Your task is to retype the lines from the opening of the material through the line that includes "14, 14, 14];". Do not copy the pictures.

****************************************

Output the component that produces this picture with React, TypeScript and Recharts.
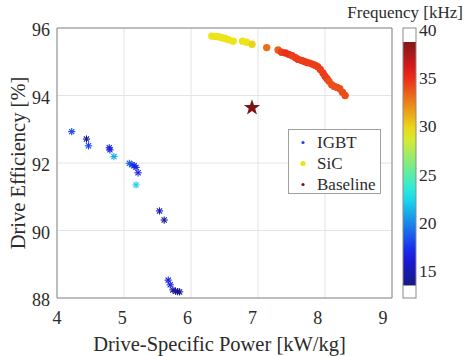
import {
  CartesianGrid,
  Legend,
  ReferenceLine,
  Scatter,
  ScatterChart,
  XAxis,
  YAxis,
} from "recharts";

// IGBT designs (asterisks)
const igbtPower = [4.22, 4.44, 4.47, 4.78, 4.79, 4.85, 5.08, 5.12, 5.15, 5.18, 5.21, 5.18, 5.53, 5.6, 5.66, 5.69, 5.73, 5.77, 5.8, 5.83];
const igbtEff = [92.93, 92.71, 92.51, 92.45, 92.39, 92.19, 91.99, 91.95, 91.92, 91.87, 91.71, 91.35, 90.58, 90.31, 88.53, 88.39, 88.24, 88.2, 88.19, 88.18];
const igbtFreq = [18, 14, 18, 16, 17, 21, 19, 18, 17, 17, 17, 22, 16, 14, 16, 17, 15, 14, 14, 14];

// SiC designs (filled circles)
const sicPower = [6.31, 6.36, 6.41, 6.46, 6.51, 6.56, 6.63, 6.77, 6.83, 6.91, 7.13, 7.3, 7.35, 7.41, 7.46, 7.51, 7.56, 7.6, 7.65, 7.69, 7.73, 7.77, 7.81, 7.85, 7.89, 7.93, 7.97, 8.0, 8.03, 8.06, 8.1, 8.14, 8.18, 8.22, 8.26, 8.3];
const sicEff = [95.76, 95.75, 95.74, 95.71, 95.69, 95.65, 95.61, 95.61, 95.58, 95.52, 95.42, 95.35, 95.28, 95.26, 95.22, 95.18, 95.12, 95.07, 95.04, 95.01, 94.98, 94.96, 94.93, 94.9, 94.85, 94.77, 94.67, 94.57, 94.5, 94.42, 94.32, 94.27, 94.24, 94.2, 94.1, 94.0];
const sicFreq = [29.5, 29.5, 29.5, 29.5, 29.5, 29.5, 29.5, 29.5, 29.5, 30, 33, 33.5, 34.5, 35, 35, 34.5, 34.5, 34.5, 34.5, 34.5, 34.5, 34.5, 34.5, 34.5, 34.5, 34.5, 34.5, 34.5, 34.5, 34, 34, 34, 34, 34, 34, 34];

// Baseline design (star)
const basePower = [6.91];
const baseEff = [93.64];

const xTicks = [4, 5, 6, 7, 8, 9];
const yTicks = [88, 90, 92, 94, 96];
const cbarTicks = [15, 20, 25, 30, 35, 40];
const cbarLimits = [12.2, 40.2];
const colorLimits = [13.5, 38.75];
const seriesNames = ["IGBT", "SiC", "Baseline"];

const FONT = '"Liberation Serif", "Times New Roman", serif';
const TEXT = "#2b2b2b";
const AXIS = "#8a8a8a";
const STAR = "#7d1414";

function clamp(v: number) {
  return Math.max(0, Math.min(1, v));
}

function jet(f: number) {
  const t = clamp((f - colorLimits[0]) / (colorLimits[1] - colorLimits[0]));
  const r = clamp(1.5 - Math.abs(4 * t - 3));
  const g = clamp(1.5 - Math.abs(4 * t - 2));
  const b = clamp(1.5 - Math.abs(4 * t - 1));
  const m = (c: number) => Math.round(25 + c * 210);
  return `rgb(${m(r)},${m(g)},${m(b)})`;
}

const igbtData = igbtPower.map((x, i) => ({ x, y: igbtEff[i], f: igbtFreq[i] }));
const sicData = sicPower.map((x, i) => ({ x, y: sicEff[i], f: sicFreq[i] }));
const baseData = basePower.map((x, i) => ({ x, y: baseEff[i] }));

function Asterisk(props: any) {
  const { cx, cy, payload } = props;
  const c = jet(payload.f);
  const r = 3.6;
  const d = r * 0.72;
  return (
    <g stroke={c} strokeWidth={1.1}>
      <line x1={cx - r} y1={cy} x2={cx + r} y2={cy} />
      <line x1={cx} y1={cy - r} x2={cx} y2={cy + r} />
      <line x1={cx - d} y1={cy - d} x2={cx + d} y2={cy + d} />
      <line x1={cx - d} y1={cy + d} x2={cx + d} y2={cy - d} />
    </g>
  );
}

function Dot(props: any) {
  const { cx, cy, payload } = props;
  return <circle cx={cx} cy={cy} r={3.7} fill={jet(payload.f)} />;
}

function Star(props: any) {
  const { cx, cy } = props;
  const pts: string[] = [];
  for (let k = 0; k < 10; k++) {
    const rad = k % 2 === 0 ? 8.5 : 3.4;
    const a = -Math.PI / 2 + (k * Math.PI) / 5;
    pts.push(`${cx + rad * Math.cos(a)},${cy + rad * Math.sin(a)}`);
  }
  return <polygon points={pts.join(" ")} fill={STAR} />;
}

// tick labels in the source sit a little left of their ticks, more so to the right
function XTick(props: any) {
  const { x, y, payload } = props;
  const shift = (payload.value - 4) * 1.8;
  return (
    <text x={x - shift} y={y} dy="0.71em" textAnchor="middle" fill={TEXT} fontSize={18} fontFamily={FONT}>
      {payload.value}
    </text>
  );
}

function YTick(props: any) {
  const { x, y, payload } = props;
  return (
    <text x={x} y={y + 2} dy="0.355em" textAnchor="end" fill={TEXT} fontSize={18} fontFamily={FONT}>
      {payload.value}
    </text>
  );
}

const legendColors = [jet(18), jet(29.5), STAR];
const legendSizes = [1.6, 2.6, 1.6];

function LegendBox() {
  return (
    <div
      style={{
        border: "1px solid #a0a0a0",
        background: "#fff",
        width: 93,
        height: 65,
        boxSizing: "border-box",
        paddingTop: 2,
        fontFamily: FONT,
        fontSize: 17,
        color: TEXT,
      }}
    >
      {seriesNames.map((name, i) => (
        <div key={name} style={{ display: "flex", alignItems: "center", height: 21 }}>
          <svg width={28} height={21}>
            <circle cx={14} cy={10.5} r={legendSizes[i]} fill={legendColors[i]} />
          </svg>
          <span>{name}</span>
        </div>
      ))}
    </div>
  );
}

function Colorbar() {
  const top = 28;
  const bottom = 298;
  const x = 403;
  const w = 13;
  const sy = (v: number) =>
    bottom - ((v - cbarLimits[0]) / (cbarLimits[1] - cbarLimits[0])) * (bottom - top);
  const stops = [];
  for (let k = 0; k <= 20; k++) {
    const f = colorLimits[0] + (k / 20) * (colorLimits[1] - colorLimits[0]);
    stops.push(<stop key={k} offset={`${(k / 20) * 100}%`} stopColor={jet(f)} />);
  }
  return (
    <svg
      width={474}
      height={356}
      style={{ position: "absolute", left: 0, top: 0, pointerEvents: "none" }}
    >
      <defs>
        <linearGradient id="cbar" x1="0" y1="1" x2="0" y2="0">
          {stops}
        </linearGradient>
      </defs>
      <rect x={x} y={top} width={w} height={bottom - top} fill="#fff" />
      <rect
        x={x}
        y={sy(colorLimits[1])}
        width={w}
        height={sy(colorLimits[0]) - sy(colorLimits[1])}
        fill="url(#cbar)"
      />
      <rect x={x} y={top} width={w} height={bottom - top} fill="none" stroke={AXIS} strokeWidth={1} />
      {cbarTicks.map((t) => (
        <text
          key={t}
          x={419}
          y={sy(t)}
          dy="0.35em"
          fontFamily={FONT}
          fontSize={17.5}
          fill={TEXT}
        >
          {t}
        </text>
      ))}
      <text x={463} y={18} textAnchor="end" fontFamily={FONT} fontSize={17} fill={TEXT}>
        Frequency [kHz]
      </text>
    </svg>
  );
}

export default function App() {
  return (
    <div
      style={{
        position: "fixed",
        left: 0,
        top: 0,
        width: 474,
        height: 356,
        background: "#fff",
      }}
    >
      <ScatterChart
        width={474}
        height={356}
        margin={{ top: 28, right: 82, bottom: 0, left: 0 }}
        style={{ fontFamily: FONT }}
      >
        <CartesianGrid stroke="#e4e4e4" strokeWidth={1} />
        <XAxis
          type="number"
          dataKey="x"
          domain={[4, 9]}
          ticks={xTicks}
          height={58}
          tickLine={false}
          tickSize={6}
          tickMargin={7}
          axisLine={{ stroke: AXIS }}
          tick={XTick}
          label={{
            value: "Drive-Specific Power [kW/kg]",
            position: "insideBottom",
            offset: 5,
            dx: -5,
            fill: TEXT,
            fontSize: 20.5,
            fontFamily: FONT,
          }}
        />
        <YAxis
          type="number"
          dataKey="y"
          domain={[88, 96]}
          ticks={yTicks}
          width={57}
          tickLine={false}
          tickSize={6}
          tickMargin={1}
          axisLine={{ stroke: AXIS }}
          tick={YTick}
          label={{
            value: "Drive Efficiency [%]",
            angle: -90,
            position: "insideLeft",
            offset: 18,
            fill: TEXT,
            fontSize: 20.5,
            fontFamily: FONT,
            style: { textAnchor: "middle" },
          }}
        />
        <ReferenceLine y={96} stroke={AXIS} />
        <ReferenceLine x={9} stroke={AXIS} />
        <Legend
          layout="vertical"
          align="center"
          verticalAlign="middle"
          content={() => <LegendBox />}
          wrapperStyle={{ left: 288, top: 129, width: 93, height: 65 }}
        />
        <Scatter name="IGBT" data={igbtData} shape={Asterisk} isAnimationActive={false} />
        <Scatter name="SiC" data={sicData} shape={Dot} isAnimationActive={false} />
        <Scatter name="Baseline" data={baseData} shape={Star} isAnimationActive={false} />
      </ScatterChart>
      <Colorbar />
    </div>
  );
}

****************************************

TASK SOLUTION
Output the component that produces this picture with React, TypeScript and Recharts.
import {
  CartesianGrid,
  Legend,
  ReferenceLine,
  Scatter,
  ScatterChart,
  XAxis,
  YAxis,
} from "recharts";

// IGBT designs (asterisks)
const igbtPower = [4.22, 4.44, 4.47, 4.78, 4.79, 4.85, 5.08, 5.12, 5.15, 5.18, 5.21, 5.18, 5.53, 5.6, 5.66, 5.69, 5.73, 5.77, 5.8, 5.83];
const igbtEff = [92.93, 92.71, 92.51, 92.45, 92.39, 92.19, 91.99, 91.95, 91.92, 91.87, 91.71, 91.35, 90.58, 90.31, 88.53, 88.39, 88.24, 88.2, 88.19, 88.18];
const igbtFreq = [18, 14, 18, 16, 17, 21, 19, 18, 17, 17, 17, 22, 16, 14, 16, 17, 15, 14, 14, 14];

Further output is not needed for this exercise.